Gambaran Sel Darah Putih Sapi Bali yang Terinfeksi Jamur Dermatofita Secara Alami
Abstrak
Dermatofitosis atau ringworm merupakan penyakit kulit yang disebabkan oleh jamur dermatofita. Setiap agen asing yang masuk ke dalam tubuh akan direspon oleh sel-sel darah putih sebagai sel pertahanan tubuh. Informasi mengenai gambaran sel darah putih kasus dermatofitosis pada sapi bali belum banyak tersedia di Indonesia.
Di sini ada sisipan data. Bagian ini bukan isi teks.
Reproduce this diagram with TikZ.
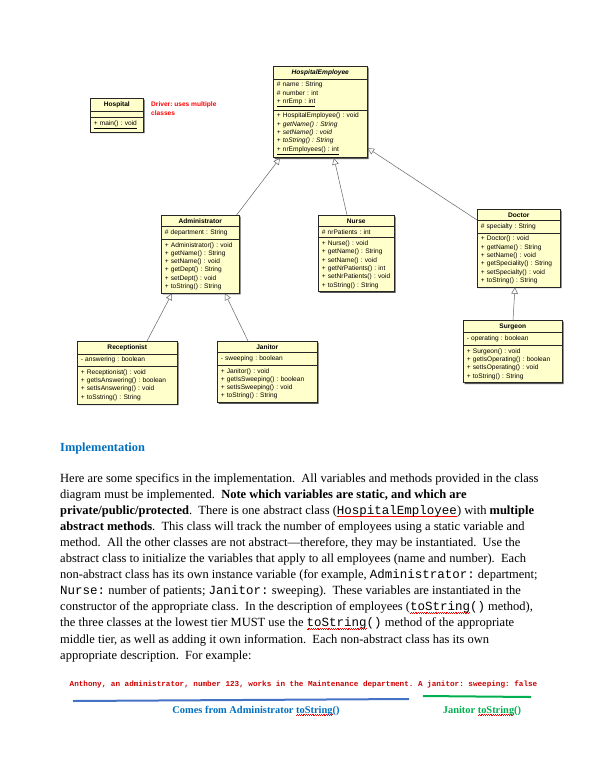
\documentclass[tikz,border=0pt]{standalone}
\usepackage{fontspec}
\setmainfont{Liberation Serif}
\setsansfont{Liberation Sans}
\setmonofont{Liberation Mono}
\usepackage{xcolor}
\usetikzlibrary{shapes.multipart}
\usetikzlibrary{shadows}
\usetikzlibrary{arrows.meta}

\definecolor{umlfill}{RGB}{255,255,204}
\definecolor{headblue}{RGB}{0,112,192}
\definecolor{notegreen}{RGB}{0,176,80}
\definecolor{lineblue}{RGB}{68,114,196}
\definecolor{outred}{RGB}{204,0,0}

\newcommand\umlfont{\sffamily\fontsize{6.6}{8.3}\selectfont}
\newcommand\umltitle[1]{\makebox[\linewidth][c]{\textbf{#1}}}
\newsavebox\wavebox
\newcommand\spellwave[1]{\sbox\wavebox{#1}\rlap{\textcolor{red}{\lower2.6pt\hbox to \wd\wavebox{\xleaders\hbox{\rule{0.9pt}{0.45pt}\rule[0.7pt]{0.9pt}{0.45pt}}\hfil}}}\usebox\wavebox}

\begin{document}
\frenchspacing
\begin{tikzpicture}[x=1pt,y=-1pt,
  umlclass/.style={rectangle split, rectangle split parts=3, draw=black!85,
    line width=0.6pt, fill=umlfill, font=\umlfont, align=left, anchor=north west,
    inner xsep=3.5pt, inner ysep=2.9pt,
    drop shadow={shadow xshift=1.3pt, shadow yshift=-1.3pt, fill=black!65, opacity=1}},
  gen/.style={draw=black!60, line width=0.5pt, -{Triangle[open,length=6.5pt,width=6.5pt]}},
  para/.style={anchor=base west, font=\fontsize{12.5}{14}\selectfont, inner sep=0pt}
  ]
  \useasboundingbox[fill=white] (0,0) rectangle (610,769);

  % class diagram
  \node[umlclass, text width=87pt] (hospemp) at (273,66) {\umltitle{\textit{HospitalEmployee}}
    \nodepart{two}\# name : String\\\# number : int\\\underline{+ nrEmp : int}
    \nodepart{three}+ HospitalEmployee() : void\\\textit{+ getName() : String}\\\textit{+ setName() : void}\\\textit{+ toString() : String}\\\underline{+ nrEmployees() : int}};
  \node[umlclass, text width=46pt] (hospital) at (90,98) {\umltitle{Hospital}
    \nodepart{two}
    \nodepart{three}\underline{+ main() : void}};
  \node[anchor=base west, font=\umlfont\bfseries, text=red, align=left, inner sep=0pt] (driver) at (151,115) {Driver: uses multiple\\classes};

  \node[umlclass, text width=71pt] (admin) at (161,215) {\umltitle{Administrator}
    \nodepart{two}\# department : String
    \nodepart{three}+ Administrator() : void\\+ getName() : String\\+ setName() : void\\+ getDept() : String\\+ setDept() : void\\+ toString() : String};
  \node[umlclass, text width=69pt] (nurse) at (318,215) {\umltitle{Nurse}
    \nodepart{two}\# nrPatients : int
    \nodepart{three}+ Nurse() : void\\+ getName() : String\\+ setName() : void\\+ getNrPatients() : int\\+ setNrPatients() : void\\+ toString() : String};
  \node[umlclass, text width=76pt] (doctor) at (477,209) {\umltitle{Doctor}
    \nodepart{two}\# specialty : String
    \nodepart{three}+ Doctor() : void\\+ getName() : String\\+ setName() : void\\+ getSpeciality() : String\\+ setSpecialty() : void\\+ toString() : String};
  \node[umlclass, text width=92pt] (surgeon) at (463,320) {\umltitle{Surgeon}
    \nodepart{two}- operating : boolean
    \nodepart{three}+ Surgeon() : void\\+ getIsOperating() : boolean\\+ setIsOperating() : void\\+ toString() : String};
  \node[umlclass, text width=93pt] (recep) at (77,341) {\umltitle{Receptionist}
    \nodepart{two}- answering : boolean
    \nodepart{three}+ Receptionist() : void\\+ getIsAnswering() : boolean\\+ setIsAnswering() : void\\+ toSstring() : String};
  \node[umlclass, text width=93pt] (janitor) at (217,341) {\umltitle{Janitor}
    \nodepart{two}- sweeping : boolean
    \nodepart{three}+ Janitor() : void\\+ getIsSweeping() : boolean\\+ setIsSweeping() : void\\+ toString() : String};

  \draw[gen] ([xshift=-3pt]admin.north east) -- ([xshift=7pt]hospemp.south west);
  \draw[gen] ([xshift=29pt]nurse.north west) -- ([xshift=61pt]hospemp.south west);
  \draw[gen] ([yshift=-11pt]doctor.north west) -- ([yshift=10pt]hospemp.south east);
  \draw[gen] ([xshift=70pt]recep.north west) -- ([xshift=11pt]admin.south west);
  \draw[gen] ([xshift=31pt]janitor.north west) -- ([xshift=64pt]admin.south west);
  \draw[gen] ([xshift=50pt]surgeon.north west) -- ([xshift=38pt]doctor.south west);

  % text below the diagram
  \node[para, font=\fontsize{12.4}{15}\selectfont\bfseries, text=headblue] (heading) at (60,451) {Implementation};
  \node[para] (line1) at (60,482) {Here are some specifics in the implementation.~ All variables and methods provided in the class};
  \node[para] (line2) at (60,498.1) {diagram must be implemented.~ \textbf{Note which variables are static, and which are}};
  \node[para] (line3) at (60,514.2) {\textbf{private/public/protected}.~ There is one abstract class (\texttt{\spellwave{HospitalEmployee}}) with \textbf{multiple}};
  \node[para] (line4) at (60,530.3) {\textbf{abstract methods}.~ This class will track the number of employees using a static variable and};
  \node[para] (line5) at (60,546.4) {method.~ All the other classes are not abstract—therefore, they may be instantiated.~ Use the};
  \node[para] (line6) at (60,562.5) {abstract class to initialize the variables that apply to all employees (name and number).~ Each};
  \node[para] (line7) at (60,578.6) {non-abstract class has its own instance variable (for example, \texttt{Administrator:} department;};
  \node[para] (line8) at (60,594.7) {\texttt{Nurse:} number of patients; \texttt{Janitor:} sweeping).~ These variables are instantiated in the};
  \node[para] (line9) at (60,610.8) {constructor of the appropriate class.~ In the description of employees (\texttt{\spellwave{toString}()} method),};
  \node[para] (line10) at (60,626.9) {the three classes at the lowest tier MUST use the \texttt{\spellwave{toString}()} method of the appropriate};
  \node[para] (line11) at (60,643) {middle tier, as well as adding it own information.~ Each non-abstract class has its own};
  \node[para] (line12) at (60,659.1) {appropriate description.~ For example:};

  \node[anchor=base, font=\ttfamily\bfseries\fontsize{7.64}{9}\selectfont, text=outred, inner sep=0pt] (output) at (303.5,686) {Anthony, an administrator, number 123, works in the Maintenance department. A janitor: sweeping: false};

  \coordinate (adminstart) at (73,701);
  \coordinate (adminend) at (409,699);
  \coordinate (janstart) at (423,696);
  \coordinate (janend) at (531,697);
  \draw[lineblue, line width=2pt] (adminstart) -- (adminend);
  \draw[notegreen, line width=2pt] (janstart) -- (janend);
  \node[anchor=base, font=\bfseries\fontsize{10.4}{12}\selectfont, text=headblue, inner sep=0pt] (adminnote) at (256,713) {Comes from Administrator \spellwave{toString}()};
  \node[anchor=base, font=\bfseries\fontsize{10.4}{12}\selectfont, text=notegreen, inner sep=0pt] (jannote) at (482,713) {Janitor \spellwave{toString}()};
\end{tikzpicture}
\end{document}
Penelitian ini bertujuan untuk mengetahui gambaran sel darah putih sapi bali yang normal dibandingkan dengan sapi bali yang positif terinfeksi jamur dermatofita. Penelitian ini menggunakan 12 sampel darah, yaitu enam sampel darah sapi bali yang normal dan enam sampel darah sapi bali yang positif terinfeksi dermatofitosis. Pengujian pertama dilakukan dengan pemeriksaan kerokan kulit dan rambut menggunakan larutan KOH 10%. Isolasi dan identifikasi jamur dermatofita menggunakan media Sabourand’s Dextrose Agar (SDA). Penghitungan dan pemeriksaan total leukosit dilakukan menggunakan Hemositometer sedangkan untuk pemeriksaan dan penghitungan differensial leukosit menggunakan pewarnaan Giemsa. Uji T-Test menunjukkan perbedaan nyata pada rata-rata total leukosit sapi bali yang positif terinfeksi dermatofitosis dibandingkan dengan sapi bali yang normal. Uji Mann-Whitney menunjukkan berbeda nyata pada monosit sapi bali yang positif terinfeksi dermatofitosis dibandingkan dengan sapi bali normal. Sapi bali yang terinfeksi jamur dermatofita mempunyai total leukosit dan monosit yang lebih tinggi dibandingkan dengan sapi bali normal.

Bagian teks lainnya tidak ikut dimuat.